The request: Return exactly, and only, the lines from the one holding "Give me the" through the one holding "60000, 70000, 80000];", both included; the pictures stay out.

Dataset excerpts:
⁂

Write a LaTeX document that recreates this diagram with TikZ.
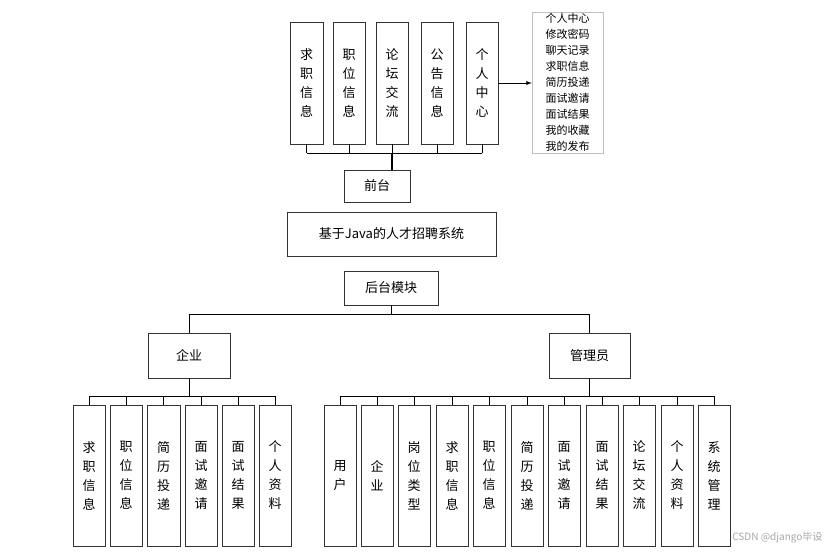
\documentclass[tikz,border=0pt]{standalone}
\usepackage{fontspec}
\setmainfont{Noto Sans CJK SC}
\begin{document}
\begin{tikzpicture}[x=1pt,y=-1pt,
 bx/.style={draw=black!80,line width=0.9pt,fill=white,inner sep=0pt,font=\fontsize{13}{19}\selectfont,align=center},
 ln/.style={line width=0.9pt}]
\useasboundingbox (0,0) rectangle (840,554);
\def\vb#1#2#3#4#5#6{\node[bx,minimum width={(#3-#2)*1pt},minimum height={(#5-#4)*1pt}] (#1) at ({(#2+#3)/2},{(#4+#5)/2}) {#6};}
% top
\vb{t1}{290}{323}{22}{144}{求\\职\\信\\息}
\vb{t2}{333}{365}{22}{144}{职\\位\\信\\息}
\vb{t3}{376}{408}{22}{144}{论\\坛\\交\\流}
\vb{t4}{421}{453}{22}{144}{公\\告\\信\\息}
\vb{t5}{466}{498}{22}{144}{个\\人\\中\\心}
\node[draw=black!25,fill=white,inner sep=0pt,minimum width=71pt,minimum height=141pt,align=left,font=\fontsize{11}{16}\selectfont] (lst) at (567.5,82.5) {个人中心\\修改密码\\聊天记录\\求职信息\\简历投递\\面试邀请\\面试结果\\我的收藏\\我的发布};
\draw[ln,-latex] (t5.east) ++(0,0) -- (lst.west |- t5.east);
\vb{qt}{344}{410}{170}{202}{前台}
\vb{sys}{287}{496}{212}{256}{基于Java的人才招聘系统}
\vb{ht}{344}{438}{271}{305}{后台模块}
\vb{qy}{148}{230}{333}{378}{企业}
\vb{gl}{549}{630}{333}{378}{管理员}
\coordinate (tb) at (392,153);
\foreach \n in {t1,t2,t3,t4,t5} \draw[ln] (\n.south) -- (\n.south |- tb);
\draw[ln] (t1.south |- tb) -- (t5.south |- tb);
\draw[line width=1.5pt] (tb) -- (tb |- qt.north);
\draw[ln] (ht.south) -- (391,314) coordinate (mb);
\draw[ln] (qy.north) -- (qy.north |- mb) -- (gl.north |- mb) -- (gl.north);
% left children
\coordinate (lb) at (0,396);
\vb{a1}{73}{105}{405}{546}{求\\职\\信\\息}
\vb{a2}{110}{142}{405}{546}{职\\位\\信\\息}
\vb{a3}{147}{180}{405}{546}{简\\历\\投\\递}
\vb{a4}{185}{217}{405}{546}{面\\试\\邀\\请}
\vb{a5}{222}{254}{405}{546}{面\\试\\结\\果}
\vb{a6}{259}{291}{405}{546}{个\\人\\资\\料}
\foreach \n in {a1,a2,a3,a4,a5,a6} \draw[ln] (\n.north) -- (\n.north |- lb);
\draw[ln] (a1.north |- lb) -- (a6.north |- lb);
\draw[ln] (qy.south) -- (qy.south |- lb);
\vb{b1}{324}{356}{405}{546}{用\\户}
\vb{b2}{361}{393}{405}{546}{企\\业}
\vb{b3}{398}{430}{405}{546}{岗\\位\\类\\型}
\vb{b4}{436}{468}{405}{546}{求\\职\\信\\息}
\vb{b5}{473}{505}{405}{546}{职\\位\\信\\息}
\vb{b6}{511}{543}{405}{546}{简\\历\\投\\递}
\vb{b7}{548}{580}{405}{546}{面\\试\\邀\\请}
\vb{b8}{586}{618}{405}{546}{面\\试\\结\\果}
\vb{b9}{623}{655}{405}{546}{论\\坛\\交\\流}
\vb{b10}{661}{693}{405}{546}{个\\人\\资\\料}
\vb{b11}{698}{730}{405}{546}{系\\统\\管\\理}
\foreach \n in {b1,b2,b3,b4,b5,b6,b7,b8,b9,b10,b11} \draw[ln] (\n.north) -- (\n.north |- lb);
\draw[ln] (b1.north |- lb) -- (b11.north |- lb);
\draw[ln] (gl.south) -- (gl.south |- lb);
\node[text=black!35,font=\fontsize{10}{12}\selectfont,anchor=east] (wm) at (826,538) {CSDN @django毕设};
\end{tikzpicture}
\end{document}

⁂

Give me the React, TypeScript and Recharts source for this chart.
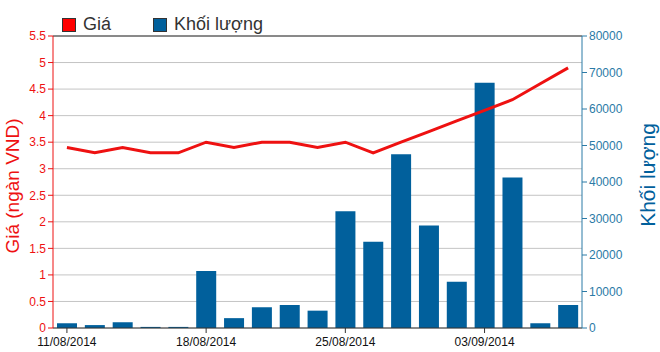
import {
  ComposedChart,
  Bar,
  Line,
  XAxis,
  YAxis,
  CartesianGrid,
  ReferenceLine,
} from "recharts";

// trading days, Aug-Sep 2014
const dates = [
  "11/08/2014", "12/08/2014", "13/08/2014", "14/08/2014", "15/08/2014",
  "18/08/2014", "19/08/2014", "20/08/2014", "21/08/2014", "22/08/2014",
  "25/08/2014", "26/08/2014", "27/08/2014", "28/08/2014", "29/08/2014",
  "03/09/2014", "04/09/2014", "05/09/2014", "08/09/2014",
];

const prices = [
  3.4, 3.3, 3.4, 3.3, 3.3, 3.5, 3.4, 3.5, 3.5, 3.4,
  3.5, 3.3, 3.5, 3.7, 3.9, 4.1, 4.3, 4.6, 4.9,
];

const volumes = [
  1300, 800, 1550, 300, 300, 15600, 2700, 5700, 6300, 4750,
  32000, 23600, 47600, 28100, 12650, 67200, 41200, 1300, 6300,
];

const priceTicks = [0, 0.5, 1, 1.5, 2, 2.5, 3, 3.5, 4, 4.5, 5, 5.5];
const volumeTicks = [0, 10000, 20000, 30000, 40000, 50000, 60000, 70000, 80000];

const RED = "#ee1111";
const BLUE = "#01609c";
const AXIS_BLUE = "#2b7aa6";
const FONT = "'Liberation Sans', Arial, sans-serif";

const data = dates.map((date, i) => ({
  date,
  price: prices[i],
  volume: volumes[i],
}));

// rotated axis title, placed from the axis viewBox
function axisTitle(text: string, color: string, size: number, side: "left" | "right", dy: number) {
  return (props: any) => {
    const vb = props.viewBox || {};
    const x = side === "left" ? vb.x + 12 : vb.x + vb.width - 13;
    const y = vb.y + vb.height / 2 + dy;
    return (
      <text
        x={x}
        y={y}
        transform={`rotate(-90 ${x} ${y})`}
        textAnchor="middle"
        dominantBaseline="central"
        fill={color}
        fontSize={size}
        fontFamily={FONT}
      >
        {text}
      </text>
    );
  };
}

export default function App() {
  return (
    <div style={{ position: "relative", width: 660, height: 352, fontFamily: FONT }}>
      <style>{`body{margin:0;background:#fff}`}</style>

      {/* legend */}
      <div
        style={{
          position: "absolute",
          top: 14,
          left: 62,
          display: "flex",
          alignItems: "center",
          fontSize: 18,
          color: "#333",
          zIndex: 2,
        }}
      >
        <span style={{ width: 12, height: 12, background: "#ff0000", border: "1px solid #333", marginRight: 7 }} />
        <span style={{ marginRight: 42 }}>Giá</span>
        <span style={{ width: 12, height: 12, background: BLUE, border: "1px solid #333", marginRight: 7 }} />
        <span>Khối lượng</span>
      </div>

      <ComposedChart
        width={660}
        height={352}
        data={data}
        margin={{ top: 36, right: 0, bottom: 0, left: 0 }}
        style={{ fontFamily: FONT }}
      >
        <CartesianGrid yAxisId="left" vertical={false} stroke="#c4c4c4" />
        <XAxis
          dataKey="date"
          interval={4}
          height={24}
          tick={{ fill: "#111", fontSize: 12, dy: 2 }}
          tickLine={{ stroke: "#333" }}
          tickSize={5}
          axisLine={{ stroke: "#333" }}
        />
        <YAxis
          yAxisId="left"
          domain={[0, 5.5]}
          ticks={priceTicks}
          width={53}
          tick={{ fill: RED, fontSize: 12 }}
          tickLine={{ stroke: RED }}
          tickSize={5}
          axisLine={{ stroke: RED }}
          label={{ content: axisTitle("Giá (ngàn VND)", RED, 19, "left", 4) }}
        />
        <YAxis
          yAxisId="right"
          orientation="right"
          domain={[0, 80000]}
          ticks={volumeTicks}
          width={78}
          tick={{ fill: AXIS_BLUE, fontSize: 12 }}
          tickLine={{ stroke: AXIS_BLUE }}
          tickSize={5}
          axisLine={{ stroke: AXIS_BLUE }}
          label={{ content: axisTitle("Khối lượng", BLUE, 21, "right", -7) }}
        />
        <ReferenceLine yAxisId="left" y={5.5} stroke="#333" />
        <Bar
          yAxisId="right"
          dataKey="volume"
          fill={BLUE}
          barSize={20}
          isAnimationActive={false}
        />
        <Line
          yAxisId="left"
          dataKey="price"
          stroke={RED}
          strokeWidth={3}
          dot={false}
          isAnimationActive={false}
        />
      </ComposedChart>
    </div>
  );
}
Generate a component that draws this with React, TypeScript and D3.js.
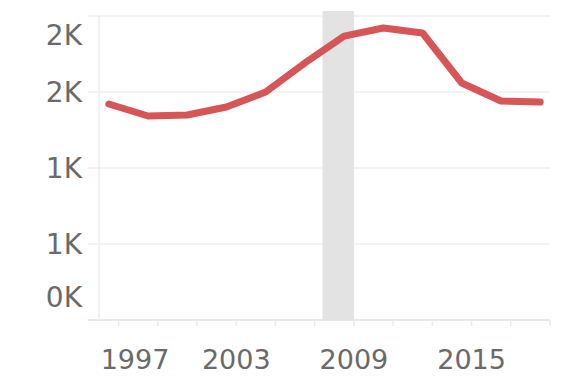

⁂

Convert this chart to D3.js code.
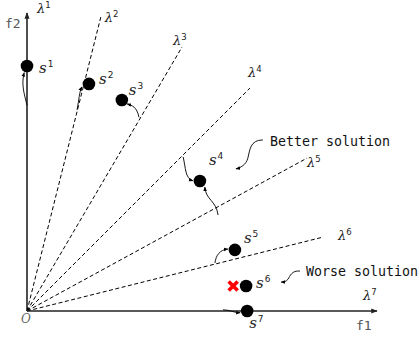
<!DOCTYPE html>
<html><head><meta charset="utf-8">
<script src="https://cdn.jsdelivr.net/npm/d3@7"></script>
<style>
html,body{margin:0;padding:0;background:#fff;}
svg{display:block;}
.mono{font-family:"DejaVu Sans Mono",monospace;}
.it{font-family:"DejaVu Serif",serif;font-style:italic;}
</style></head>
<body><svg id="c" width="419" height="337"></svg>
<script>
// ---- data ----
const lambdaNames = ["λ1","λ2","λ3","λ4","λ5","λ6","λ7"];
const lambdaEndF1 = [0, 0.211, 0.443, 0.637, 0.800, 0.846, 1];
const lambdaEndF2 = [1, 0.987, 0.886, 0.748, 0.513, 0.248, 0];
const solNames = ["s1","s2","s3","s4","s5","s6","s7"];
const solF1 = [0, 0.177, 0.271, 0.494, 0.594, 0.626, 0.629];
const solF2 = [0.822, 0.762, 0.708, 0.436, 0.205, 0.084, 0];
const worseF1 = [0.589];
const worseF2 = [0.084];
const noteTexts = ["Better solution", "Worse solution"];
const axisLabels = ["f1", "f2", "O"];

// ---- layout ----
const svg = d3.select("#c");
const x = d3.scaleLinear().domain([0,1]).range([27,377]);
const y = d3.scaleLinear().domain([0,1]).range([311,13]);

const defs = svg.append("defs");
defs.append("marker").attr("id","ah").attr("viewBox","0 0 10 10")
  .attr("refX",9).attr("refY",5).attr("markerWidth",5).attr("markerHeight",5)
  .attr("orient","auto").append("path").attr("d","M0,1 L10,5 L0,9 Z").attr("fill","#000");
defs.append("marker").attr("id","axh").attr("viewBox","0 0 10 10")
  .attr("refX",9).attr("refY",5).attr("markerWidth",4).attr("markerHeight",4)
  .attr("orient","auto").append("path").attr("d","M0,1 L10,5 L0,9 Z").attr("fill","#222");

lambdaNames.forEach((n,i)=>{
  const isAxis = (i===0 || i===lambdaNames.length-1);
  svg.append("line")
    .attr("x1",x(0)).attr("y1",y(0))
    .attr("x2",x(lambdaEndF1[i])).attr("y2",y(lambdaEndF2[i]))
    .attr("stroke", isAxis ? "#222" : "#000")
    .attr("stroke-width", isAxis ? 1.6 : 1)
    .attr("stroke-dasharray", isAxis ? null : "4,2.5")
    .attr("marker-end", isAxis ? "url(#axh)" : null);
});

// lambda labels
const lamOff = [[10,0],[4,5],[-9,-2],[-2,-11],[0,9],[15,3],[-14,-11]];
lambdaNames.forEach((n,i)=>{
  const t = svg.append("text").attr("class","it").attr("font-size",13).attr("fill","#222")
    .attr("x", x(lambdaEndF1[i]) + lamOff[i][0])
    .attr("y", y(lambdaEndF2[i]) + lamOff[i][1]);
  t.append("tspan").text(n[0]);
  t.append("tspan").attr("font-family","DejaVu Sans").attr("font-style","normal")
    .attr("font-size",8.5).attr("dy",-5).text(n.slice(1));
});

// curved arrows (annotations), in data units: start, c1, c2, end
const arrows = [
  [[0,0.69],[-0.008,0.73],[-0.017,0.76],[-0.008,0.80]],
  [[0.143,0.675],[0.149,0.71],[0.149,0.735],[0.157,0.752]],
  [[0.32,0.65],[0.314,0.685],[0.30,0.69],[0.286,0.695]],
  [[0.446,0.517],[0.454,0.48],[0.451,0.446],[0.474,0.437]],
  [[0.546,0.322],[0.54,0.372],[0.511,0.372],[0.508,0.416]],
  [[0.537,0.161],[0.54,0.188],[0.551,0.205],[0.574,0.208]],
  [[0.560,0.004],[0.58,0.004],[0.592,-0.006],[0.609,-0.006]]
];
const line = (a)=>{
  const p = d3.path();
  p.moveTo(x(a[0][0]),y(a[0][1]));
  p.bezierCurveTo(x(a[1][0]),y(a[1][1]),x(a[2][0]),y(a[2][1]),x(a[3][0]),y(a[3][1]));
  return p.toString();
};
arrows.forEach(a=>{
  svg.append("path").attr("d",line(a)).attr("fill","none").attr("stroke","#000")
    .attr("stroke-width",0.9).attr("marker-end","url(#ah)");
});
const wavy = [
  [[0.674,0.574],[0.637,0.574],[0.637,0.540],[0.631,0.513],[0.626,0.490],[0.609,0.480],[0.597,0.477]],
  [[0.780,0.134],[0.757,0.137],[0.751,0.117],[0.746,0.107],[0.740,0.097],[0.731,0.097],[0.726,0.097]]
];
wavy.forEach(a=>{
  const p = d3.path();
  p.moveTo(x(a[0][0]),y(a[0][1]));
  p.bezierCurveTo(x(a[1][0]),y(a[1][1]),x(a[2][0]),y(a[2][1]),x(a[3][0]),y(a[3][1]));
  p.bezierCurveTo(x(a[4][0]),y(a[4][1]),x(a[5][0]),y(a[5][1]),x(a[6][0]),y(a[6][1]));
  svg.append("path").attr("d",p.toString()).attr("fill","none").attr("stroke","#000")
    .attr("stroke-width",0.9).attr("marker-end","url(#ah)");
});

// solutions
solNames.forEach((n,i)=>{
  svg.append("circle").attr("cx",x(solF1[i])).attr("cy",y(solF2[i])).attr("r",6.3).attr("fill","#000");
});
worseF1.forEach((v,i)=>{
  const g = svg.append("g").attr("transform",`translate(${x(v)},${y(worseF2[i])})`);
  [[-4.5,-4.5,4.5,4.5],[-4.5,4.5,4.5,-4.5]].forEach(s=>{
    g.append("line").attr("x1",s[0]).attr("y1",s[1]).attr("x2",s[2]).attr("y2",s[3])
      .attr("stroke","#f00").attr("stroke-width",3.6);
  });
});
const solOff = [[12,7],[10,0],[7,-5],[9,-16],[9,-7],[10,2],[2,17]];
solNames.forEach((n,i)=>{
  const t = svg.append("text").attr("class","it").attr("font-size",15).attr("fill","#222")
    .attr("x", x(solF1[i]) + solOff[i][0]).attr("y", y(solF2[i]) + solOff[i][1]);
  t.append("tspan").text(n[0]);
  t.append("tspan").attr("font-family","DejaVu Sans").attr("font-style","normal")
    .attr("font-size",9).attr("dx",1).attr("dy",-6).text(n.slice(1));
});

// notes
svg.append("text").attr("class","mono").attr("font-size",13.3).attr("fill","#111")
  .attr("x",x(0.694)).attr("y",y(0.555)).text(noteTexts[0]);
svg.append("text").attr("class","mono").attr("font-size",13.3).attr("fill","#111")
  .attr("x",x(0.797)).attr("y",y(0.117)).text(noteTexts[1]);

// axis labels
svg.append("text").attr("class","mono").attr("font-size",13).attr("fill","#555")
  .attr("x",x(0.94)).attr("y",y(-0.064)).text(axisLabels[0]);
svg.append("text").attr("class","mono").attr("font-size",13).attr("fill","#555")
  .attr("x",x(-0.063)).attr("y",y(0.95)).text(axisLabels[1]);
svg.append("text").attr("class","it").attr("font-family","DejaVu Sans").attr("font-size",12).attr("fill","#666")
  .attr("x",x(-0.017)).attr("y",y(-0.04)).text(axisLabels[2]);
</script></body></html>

⁂

Correct response:
Give me the React, TypeScript and Recharts source for this chart.
import {
  ComposedChart,
  Bar,
  Line,
  XAxis,
  YAxis,
  CartesianGrid,
  ReferenceLine,
} from "recharts";

// trading days, Aug-Sep 2014
const dates = [
  "11/08/2014", "12/08/2014", "13/08/2014", "14/08/2014", "15/08/2014",
  "18/08/2014", "19/08/2014", "20/08/2014", "21/08/2014", "22/08/2014",
  "25/08/2014", "26/08/2014", "27/08/2014", "28/08/2014", "29/08/2014",
  "03/09/2014", "04/09/2014", "05/09/2014", "08/09/2014",
];

const prices = [
  3.4, 3.3, 3.4, 3.3, 3.3, 3.5, 3.4, 3.5, 3.5, 3.4,
  3.5, 3.3, 3.5, 3.7, 3.9, 4.1, 4.3, 4.6, 4.9,
];

const volumes = [
  1300, 800, 1550, 300, 300, 15600, 2700, 5700, 6300, 4750,
  32000, 23600, 47600, 28100, 12650, 67200, 41200, 1300, 6300,
];

const priceTicks = [0, 0.5, 1, 1.5, 2, 2.5, 3, 3.5, 4, 4.5, 5, 5.5];
const volumeTicks = [0, 10000, 20000, 30000, 40000, 50000, 60000, 70000, 80000];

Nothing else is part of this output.